* Start Dataset excerpt *
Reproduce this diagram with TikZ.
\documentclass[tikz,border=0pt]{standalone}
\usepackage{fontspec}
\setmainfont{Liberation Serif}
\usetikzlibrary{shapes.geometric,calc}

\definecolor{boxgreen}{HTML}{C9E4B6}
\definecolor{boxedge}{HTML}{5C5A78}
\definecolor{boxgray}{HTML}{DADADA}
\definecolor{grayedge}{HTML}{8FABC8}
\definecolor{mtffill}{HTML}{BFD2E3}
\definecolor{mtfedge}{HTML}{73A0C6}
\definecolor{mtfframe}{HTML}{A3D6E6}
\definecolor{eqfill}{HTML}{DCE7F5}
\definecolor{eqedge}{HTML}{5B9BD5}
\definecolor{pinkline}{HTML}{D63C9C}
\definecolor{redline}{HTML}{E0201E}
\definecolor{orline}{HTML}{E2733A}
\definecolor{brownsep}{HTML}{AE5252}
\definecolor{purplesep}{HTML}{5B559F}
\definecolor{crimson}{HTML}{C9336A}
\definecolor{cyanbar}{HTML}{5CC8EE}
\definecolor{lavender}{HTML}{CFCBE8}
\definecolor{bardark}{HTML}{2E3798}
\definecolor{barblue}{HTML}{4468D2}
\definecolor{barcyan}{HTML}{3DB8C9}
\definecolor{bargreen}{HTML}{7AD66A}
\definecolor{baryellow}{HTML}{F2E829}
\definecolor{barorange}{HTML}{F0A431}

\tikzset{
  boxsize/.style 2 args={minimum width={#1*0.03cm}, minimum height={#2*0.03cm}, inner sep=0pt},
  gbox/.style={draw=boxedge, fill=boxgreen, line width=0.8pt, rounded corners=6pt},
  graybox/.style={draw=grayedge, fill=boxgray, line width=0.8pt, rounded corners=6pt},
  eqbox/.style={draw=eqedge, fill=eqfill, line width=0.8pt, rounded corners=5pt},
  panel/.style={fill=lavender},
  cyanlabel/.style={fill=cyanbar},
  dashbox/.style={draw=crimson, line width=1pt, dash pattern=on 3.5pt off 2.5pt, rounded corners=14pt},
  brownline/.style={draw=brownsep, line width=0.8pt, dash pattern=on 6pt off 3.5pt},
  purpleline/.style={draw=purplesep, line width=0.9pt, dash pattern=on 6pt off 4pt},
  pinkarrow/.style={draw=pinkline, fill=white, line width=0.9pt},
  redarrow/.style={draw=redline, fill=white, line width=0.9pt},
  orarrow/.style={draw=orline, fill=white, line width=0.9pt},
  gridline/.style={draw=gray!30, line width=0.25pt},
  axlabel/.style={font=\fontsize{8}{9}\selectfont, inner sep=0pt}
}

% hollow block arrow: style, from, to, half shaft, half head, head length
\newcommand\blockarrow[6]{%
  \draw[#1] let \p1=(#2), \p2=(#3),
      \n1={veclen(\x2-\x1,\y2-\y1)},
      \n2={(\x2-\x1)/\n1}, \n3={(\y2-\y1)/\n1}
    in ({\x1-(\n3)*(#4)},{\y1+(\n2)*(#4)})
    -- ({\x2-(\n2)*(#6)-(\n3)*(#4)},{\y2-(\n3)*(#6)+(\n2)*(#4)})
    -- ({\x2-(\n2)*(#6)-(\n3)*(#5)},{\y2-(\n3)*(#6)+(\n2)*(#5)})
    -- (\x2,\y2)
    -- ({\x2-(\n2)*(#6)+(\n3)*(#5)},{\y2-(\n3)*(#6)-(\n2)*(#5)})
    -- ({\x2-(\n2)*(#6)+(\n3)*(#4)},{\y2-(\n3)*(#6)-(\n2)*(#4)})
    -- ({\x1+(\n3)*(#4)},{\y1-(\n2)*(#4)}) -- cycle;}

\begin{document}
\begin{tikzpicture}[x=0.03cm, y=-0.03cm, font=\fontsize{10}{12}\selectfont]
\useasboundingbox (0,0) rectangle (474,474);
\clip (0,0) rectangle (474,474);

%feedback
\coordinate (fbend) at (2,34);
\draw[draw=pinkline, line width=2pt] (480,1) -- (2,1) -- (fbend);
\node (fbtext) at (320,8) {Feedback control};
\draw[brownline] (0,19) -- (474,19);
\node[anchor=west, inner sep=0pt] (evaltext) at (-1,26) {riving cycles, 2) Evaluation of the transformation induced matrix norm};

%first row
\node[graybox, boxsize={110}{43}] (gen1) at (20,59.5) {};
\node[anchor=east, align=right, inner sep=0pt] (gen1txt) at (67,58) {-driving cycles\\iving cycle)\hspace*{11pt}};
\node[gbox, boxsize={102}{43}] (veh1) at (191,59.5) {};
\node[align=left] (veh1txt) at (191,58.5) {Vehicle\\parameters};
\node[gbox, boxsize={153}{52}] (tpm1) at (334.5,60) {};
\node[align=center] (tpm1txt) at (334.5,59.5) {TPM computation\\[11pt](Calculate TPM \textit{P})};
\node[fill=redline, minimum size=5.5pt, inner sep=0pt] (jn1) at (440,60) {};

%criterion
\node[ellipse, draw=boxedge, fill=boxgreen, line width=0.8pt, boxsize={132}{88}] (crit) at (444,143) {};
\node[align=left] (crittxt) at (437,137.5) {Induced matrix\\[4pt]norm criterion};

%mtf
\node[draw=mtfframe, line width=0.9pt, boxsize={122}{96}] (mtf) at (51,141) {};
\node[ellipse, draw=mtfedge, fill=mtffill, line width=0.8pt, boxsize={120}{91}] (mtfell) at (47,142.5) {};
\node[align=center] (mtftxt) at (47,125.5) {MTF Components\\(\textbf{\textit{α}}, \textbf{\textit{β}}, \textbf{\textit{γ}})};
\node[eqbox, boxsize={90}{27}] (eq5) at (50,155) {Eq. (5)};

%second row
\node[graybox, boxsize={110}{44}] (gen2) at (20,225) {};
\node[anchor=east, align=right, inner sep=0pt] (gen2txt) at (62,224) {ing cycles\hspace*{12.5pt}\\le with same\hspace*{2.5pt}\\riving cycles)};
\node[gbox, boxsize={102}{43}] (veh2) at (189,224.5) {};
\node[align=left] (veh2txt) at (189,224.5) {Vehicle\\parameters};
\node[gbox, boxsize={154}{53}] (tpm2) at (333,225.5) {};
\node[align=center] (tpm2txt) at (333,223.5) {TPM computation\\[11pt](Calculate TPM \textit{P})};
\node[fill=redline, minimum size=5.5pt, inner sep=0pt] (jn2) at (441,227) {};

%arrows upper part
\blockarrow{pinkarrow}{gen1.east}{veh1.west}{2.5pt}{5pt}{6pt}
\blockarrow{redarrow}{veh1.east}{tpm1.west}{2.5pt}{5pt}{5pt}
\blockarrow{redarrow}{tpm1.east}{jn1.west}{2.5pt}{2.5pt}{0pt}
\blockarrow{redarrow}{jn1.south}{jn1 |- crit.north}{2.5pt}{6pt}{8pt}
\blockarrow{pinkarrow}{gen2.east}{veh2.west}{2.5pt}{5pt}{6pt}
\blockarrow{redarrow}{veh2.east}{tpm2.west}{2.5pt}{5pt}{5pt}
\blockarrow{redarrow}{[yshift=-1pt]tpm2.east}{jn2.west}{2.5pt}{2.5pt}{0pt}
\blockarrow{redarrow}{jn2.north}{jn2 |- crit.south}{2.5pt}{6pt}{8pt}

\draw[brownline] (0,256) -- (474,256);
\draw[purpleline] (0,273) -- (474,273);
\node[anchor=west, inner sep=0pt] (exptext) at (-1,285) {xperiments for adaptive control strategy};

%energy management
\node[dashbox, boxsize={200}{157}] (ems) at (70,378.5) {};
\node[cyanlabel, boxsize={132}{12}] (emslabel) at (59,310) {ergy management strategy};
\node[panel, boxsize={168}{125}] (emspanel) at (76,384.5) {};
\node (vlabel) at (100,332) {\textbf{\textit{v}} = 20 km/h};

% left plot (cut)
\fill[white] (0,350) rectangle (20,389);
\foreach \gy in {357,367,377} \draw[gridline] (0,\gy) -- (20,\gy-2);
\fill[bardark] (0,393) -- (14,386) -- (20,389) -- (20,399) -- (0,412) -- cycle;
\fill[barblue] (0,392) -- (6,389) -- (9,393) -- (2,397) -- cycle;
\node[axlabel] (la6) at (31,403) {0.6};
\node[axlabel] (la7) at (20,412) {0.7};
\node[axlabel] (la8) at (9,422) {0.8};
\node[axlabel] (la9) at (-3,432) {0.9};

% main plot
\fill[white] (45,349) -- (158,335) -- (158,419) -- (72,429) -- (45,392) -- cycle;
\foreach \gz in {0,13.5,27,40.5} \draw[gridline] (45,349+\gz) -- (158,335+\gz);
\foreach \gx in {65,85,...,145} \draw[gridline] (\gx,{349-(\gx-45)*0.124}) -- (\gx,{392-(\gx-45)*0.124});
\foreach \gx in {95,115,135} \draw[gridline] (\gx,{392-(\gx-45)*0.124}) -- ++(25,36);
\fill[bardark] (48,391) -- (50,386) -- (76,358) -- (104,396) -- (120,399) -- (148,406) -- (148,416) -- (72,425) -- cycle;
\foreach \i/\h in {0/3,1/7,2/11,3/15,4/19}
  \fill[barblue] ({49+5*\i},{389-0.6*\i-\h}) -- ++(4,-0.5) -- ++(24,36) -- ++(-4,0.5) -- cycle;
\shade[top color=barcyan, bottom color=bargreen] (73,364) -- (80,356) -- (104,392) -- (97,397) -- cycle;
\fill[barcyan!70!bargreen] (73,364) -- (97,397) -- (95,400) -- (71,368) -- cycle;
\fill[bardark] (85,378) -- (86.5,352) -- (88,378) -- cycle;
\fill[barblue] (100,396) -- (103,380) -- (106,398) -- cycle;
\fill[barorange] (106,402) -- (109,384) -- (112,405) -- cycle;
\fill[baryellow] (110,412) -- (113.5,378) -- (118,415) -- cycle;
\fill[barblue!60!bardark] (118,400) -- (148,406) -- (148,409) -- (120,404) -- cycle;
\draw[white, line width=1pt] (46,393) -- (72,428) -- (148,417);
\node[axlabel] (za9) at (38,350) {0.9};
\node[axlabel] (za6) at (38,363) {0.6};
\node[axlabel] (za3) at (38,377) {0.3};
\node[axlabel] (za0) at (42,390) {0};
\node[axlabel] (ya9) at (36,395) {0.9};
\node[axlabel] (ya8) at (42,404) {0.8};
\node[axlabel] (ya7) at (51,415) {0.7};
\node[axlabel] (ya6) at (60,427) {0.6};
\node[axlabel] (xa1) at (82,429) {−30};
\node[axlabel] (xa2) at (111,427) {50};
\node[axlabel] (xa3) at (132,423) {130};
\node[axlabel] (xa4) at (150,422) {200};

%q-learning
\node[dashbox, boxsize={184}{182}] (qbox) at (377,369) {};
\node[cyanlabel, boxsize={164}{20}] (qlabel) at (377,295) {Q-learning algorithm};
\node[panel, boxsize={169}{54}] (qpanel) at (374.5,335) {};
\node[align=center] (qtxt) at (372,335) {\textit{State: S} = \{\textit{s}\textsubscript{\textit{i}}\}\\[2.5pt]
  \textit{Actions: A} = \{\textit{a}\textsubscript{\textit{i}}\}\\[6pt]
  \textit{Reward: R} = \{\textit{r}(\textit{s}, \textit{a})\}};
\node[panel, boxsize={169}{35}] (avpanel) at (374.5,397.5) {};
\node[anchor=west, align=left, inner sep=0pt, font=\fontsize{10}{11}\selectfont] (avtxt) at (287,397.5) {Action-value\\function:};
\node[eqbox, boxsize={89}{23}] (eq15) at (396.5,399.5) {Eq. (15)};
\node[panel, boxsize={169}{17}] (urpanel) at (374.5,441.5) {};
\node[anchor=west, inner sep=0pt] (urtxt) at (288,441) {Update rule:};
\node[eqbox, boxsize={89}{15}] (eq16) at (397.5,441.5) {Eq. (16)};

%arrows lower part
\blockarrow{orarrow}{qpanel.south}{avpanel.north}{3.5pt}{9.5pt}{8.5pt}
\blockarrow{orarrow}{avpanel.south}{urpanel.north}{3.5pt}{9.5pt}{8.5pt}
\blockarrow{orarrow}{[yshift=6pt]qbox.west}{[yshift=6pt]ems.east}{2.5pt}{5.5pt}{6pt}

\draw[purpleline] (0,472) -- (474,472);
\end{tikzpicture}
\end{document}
* End Dataset excerpt *
◆ **What is asked**:
Identify every line above that includes the word "with", and show those lines.

◆ **Completed exercise**:
Reproduce this diagram with TikZ.
\node[anchor=east, align=right, inner sep=0pt] (gen2txt) at (62,224) {ing cycles\hspace*{12.5pt}\\le with same\hspace*{2.5pt}\\riving cycles)};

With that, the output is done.